We bought a 2004 Welcome 27, our first motorhome. Had it almost a year and no problems except for one tiny issue.

The lights in the bathroom, looked all over and can't workout how to turn them on, can anyone help?


----------



## jiwawa

Welcome Mike.

I can't help, but it's a huge problem!!


----------



## Pudsey_Bear

Mike447 said:


> We bought a 2004 Welcome 27, our first motorhome. Had it almost a year and no problems except for one tiny issue.
> 
> The lights in the bathroom, looked all over and can't workout how to turn them on, can anyone help?

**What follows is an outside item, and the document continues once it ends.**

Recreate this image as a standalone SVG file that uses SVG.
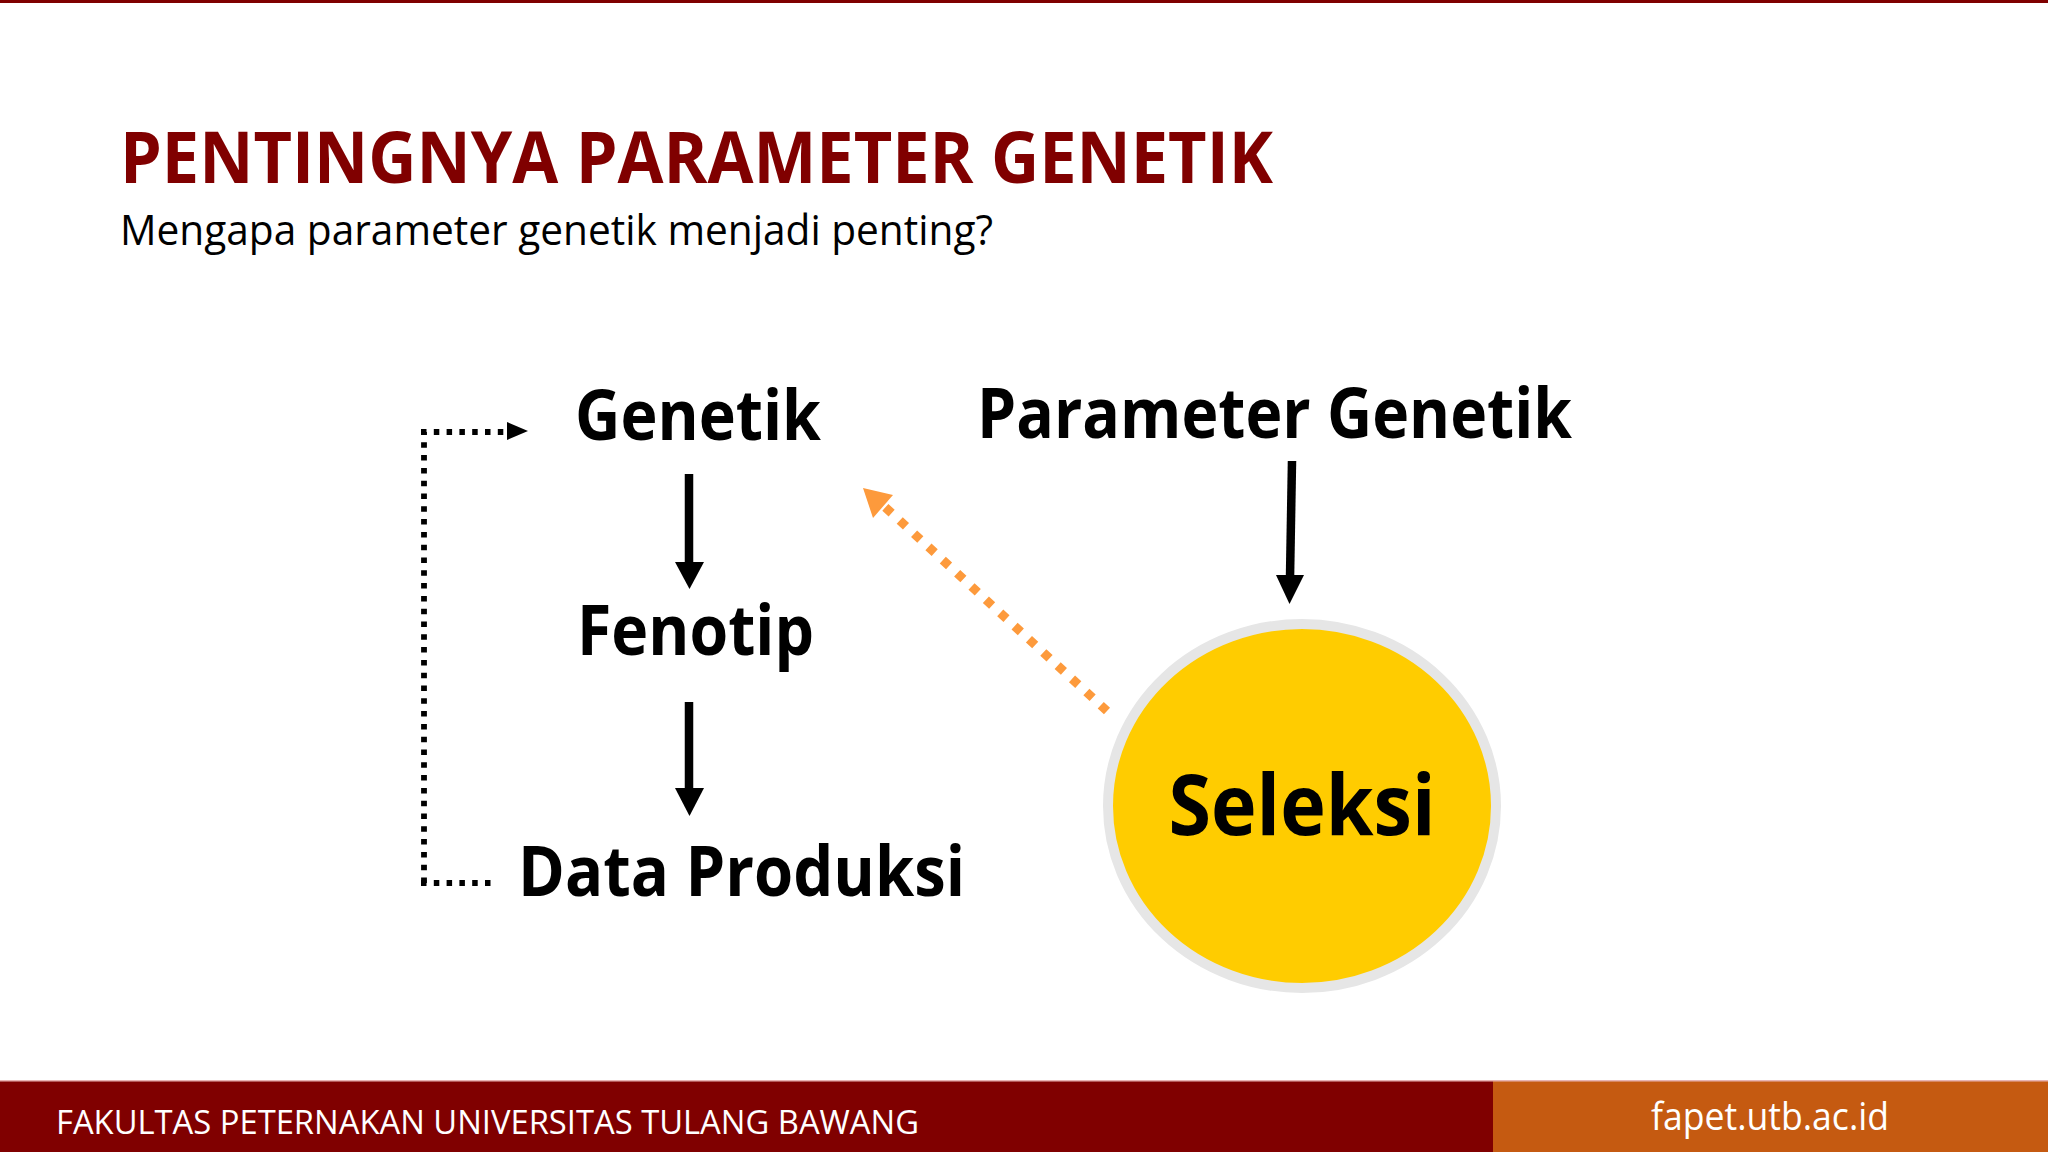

Hi Mike and welcome to MHF.

It could be the light has blown Mike, try another bulb or LED.


----------



## Spacerunner

I have a Welcome 85. The bathroom light switch is just under the basin worktop, right-hand side. Small black rocker switch.


----------



## dghr272

Hi Mike, welcome to MHF.

Strange I know but check under the sink, let us know if you find it.

Terry


----------



## Pudsey_Bear

Who in their right mind puts a switch under a sink :roll:


----------



## dghr272

Kev_n_Liz said:


> Who in their right mind puts a switch under a sink :roll:


CHAUSSON apparently :surprise::surprise::surprise:

Perhaps a little 12v tickle focuses the mind and helps the aim. :grin2:

Terry


----------



## Pudsey_Bear

I generally use the loo not the sink Terry


----------



## HermanHymer

Been doing it only in daylight then?


----------



## rayc

i think it is the little black switch on the side of the sink unit.


----------



## JanHank

rayc said:


> i think it is the little black switch on the side of the sink unit.


A double basin in a Motorhome? :surprise:


----------



## Gretchibald

It's a mirror ha ha .


----------



## nicholsong

It reflects on Jan's .....eyesight.

We and Alan have double sinks in our kitchens. No smoke and mirrors.


----------



## aldra

Mines double in the utility room

A double Belfast in the kitchen

In the MH , well I never use it 

I find it quite difficult to stand next to it, and it’s too low 

Use the kitchen one 

Sandra


----------



## JanHank

Ours in the motorhome is unique:laugh:


----------



## Pudsey_Bear

You'd think they would have fitted two basins the same size


----------